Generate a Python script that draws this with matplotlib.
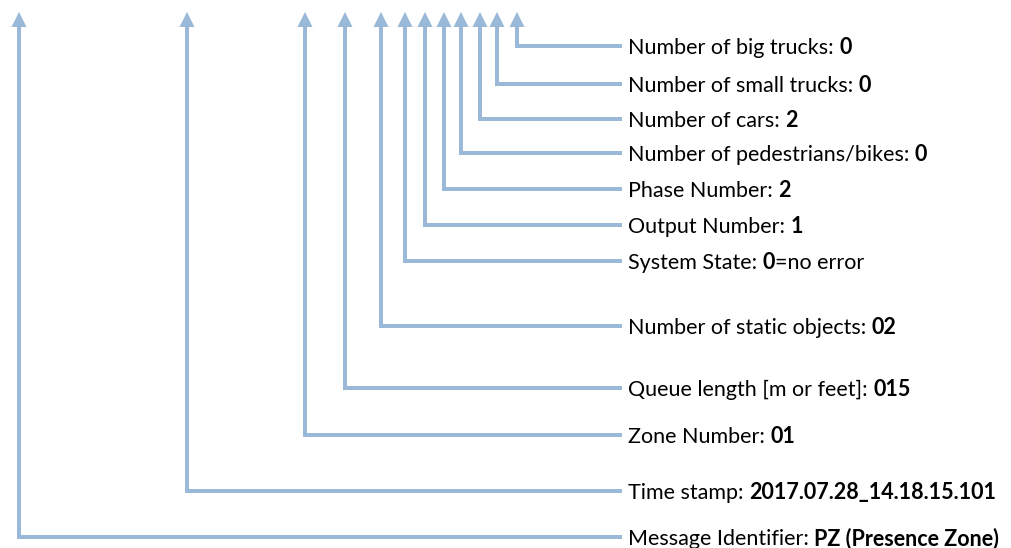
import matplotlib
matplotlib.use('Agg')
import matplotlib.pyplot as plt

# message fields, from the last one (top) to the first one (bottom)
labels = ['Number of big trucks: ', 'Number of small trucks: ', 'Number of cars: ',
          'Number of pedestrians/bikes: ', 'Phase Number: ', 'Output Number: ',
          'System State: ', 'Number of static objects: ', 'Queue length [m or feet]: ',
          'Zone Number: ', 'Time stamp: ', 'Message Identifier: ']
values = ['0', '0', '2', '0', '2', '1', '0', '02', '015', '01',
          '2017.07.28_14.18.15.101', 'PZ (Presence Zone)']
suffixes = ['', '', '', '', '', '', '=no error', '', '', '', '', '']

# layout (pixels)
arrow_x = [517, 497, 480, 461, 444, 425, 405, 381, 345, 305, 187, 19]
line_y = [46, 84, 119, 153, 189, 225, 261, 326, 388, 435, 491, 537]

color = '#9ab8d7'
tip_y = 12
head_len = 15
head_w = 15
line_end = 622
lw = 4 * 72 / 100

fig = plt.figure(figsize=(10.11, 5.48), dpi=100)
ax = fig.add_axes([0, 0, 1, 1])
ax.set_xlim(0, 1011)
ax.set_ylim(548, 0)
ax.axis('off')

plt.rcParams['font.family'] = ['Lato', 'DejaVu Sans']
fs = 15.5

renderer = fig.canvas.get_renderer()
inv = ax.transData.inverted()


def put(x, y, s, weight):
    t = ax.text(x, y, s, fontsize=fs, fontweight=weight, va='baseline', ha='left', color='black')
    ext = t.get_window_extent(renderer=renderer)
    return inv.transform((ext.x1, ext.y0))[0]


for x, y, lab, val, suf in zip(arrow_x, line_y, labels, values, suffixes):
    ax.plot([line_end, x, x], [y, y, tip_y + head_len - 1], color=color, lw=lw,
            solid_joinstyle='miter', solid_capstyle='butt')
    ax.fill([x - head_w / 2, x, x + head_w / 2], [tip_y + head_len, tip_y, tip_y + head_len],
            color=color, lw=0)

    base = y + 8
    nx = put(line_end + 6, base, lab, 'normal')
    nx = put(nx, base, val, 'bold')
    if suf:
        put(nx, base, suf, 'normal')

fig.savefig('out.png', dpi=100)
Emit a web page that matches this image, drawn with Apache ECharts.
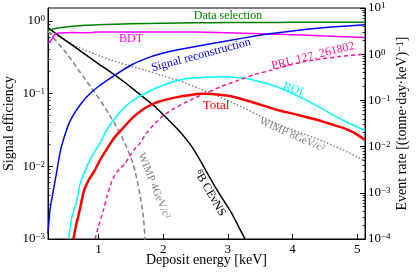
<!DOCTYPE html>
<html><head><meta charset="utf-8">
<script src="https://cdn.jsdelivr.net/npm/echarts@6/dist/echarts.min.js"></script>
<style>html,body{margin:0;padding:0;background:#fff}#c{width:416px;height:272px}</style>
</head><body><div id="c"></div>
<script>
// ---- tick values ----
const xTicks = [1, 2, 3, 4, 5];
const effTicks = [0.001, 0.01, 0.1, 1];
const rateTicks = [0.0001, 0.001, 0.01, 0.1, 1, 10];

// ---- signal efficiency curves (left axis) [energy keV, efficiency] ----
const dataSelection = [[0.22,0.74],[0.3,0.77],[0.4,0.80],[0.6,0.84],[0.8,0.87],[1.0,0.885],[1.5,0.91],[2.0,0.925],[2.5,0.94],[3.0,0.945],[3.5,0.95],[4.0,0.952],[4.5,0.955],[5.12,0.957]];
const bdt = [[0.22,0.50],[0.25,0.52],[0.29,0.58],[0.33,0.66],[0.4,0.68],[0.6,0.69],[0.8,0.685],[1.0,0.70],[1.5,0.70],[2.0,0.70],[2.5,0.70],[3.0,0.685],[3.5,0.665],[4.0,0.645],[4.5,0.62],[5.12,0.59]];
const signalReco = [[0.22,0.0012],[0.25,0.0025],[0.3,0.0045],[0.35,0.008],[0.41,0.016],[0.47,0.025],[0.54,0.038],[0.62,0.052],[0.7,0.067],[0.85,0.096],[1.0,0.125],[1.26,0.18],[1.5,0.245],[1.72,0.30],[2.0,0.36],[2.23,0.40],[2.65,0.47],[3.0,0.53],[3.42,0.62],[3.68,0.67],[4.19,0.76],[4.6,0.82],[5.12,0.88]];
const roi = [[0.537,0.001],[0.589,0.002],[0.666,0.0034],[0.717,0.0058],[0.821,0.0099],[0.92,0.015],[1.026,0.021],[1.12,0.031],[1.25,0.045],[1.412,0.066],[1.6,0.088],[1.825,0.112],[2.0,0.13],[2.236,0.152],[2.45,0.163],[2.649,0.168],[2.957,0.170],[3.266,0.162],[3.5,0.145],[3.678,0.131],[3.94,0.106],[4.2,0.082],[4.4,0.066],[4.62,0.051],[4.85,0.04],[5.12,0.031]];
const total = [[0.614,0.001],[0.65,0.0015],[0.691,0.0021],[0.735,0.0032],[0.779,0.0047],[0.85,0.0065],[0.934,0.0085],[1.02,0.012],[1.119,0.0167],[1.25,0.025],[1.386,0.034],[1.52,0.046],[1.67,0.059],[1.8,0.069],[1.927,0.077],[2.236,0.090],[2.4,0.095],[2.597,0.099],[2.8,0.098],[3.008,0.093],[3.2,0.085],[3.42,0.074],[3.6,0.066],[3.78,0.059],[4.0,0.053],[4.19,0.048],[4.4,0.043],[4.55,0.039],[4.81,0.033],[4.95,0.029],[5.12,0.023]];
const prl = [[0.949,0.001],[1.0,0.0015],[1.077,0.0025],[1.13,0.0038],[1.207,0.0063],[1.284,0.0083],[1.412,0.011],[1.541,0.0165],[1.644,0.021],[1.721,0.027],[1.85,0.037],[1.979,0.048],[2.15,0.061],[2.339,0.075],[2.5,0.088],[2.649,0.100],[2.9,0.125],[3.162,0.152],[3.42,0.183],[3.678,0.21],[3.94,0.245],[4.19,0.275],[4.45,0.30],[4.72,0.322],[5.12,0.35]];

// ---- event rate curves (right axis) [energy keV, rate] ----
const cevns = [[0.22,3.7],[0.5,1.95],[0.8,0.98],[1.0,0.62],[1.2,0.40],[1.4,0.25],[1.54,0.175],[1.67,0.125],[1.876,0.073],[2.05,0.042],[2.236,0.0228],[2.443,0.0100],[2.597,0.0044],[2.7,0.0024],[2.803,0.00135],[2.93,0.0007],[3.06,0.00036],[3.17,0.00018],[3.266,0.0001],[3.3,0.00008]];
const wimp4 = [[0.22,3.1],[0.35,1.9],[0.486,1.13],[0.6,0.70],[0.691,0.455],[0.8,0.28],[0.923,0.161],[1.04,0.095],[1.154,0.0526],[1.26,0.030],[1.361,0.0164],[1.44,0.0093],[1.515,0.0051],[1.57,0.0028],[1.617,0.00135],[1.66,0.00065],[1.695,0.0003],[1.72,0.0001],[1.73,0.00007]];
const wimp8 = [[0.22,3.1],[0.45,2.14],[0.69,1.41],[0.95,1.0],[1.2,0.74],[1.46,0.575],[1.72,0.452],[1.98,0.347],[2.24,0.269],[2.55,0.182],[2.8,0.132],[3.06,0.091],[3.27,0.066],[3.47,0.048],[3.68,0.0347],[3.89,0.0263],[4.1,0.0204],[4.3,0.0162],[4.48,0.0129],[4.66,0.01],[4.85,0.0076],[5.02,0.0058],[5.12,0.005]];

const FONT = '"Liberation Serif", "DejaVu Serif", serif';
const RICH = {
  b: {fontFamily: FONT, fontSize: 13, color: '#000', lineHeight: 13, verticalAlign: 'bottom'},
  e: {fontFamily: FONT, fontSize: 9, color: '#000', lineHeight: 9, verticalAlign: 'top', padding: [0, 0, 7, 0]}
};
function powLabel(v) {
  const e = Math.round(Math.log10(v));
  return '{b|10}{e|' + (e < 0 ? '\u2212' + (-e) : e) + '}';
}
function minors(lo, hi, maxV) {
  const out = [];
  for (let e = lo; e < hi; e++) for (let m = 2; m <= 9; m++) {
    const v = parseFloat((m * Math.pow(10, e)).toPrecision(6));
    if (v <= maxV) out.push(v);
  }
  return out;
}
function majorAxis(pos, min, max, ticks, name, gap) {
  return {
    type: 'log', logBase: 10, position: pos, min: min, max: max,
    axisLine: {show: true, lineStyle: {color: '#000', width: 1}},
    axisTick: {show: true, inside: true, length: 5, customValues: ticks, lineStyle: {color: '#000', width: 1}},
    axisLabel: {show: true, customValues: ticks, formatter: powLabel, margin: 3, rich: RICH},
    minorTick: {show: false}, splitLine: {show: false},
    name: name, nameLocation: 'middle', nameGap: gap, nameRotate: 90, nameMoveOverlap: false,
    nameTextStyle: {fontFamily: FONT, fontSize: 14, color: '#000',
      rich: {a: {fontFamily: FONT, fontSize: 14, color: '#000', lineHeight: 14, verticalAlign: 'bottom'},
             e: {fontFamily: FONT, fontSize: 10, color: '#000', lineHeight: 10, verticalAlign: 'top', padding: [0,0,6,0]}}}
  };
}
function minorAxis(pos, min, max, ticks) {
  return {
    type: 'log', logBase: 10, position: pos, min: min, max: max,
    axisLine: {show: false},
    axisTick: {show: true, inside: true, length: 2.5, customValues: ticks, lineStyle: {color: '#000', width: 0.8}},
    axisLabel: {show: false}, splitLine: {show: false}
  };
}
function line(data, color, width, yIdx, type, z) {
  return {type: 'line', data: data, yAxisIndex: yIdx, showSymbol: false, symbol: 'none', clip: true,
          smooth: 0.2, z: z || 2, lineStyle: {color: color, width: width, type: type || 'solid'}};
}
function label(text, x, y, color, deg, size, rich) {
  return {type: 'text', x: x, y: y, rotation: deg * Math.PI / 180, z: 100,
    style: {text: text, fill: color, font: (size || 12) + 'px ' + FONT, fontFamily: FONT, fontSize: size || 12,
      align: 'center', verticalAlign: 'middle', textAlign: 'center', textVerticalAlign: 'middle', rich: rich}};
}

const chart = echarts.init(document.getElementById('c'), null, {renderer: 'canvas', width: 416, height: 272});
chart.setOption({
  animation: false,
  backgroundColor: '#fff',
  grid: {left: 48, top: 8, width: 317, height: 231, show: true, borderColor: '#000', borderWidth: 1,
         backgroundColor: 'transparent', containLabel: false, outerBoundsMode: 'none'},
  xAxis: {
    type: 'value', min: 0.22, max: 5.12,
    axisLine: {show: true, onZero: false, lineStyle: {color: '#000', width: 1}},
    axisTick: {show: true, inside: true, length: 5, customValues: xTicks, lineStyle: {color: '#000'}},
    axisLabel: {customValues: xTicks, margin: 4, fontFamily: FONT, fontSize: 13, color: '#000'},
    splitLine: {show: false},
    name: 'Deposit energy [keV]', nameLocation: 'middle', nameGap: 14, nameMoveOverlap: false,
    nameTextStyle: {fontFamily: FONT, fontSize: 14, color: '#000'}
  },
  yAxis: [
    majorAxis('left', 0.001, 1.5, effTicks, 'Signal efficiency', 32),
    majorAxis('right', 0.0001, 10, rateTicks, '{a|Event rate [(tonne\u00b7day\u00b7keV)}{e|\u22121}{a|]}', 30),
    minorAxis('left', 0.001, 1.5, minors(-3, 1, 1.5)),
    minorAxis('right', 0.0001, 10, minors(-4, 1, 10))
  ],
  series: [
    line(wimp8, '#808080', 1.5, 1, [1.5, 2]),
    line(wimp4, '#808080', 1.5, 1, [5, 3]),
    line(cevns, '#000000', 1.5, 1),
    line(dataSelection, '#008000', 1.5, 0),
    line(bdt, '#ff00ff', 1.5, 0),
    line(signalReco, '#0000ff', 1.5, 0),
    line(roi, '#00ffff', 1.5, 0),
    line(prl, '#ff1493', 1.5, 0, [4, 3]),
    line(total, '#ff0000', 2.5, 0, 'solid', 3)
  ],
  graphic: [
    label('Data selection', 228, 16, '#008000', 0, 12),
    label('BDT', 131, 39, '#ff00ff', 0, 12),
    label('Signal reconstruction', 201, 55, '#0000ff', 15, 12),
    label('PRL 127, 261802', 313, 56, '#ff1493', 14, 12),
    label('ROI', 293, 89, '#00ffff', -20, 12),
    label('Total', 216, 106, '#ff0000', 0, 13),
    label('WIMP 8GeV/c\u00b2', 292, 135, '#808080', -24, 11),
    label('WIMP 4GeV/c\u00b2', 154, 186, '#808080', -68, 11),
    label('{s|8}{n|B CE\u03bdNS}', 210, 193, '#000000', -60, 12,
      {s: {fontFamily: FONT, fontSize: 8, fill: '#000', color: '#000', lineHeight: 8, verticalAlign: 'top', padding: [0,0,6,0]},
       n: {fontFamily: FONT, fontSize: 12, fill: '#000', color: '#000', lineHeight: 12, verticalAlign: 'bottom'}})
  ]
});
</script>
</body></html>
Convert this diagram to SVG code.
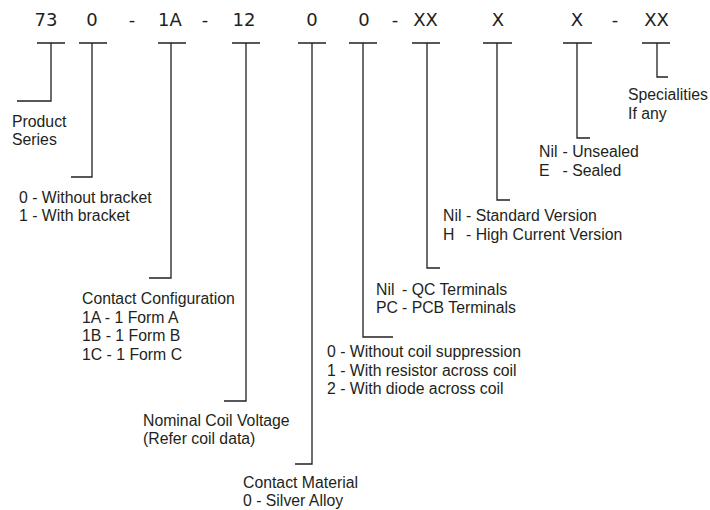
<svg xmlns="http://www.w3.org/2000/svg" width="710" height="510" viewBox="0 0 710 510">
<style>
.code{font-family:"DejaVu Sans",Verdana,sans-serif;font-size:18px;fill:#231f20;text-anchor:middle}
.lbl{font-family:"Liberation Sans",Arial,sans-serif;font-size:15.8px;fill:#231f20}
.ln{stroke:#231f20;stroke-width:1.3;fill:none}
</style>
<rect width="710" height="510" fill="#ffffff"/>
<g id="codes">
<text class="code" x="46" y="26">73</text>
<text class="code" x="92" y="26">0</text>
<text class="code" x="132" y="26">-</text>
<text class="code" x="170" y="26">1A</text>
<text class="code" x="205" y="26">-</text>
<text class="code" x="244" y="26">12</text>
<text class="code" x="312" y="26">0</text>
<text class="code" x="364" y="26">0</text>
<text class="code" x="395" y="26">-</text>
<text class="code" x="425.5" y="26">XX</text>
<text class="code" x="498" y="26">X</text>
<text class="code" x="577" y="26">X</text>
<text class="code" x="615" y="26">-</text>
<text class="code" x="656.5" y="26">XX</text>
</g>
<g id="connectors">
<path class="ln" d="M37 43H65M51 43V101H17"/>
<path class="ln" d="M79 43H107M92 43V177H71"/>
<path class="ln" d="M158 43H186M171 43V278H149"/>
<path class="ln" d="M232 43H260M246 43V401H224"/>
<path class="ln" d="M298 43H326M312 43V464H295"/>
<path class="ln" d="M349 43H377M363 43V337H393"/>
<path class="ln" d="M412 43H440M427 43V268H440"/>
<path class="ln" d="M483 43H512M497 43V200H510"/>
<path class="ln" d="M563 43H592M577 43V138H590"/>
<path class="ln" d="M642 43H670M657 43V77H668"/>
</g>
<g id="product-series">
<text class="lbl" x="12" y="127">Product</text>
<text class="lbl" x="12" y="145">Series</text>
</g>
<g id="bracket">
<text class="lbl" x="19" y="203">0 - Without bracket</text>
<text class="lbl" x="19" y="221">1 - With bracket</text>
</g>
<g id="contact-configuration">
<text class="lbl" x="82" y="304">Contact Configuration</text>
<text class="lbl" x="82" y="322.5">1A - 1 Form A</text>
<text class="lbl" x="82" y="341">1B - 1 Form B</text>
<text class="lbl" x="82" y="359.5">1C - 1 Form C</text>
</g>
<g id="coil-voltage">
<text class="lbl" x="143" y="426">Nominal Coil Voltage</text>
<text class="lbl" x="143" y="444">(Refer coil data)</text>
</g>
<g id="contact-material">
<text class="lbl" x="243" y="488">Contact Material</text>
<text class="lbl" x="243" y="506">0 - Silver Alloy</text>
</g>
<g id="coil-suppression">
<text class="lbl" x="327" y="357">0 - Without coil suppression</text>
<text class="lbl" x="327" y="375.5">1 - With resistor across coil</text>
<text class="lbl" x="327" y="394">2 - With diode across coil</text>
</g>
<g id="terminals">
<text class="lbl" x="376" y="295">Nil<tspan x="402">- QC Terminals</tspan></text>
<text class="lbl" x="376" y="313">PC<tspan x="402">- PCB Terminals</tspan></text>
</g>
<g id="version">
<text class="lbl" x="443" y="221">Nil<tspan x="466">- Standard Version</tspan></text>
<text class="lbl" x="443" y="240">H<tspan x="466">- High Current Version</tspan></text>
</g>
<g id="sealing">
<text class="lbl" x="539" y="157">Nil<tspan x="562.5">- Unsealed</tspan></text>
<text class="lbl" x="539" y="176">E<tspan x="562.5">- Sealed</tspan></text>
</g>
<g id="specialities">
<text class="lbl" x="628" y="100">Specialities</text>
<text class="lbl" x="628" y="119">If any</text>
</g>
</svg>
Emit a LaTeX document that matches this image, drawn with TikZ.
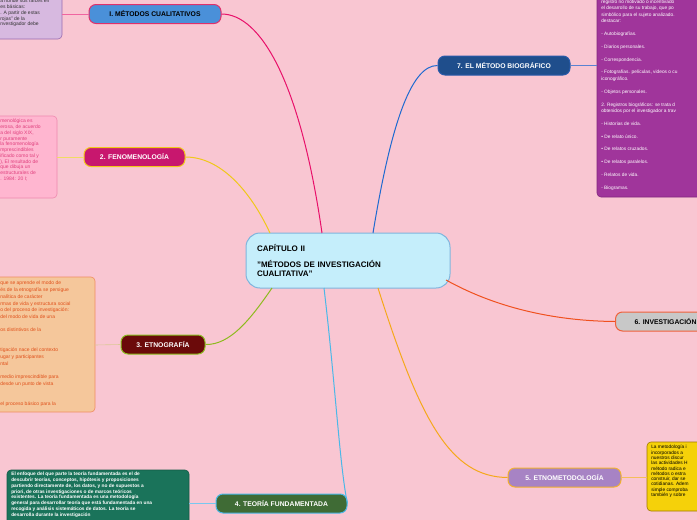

* **WHAT TO DO**
Print out, exactly and with nothing added, the lines starting at the line holding "Emit a web page" and ending at the line holding "const rateTicks = [0.0001, 0.001, 0.01, 0.1, 1, 10];", minus any pictures.

* **FINISHED EXERCISE**
Emit a web page that matches this image, drawn with Apache ECharts.
<!DOCTYPE html>
<html><head><meta charset="utf-8">
<script src="https://cdn.jsdelivr.net/npm/echarts@6/dist/echarts.min.js"></script>
<style>html,body{margin:0;padding:0;background:#fff}#c{width:416px;height:272px}</style>
</head><body><div id="c"></div>
<script>
// ---- tick values ----
const xTicks = [1, 2, 3, 4, 5];
const effTicks = [0.001, 0.01, 0.1, 1];
const rateTicks = [0.0001, 0.001, 0.01, 0.1, 1, 10];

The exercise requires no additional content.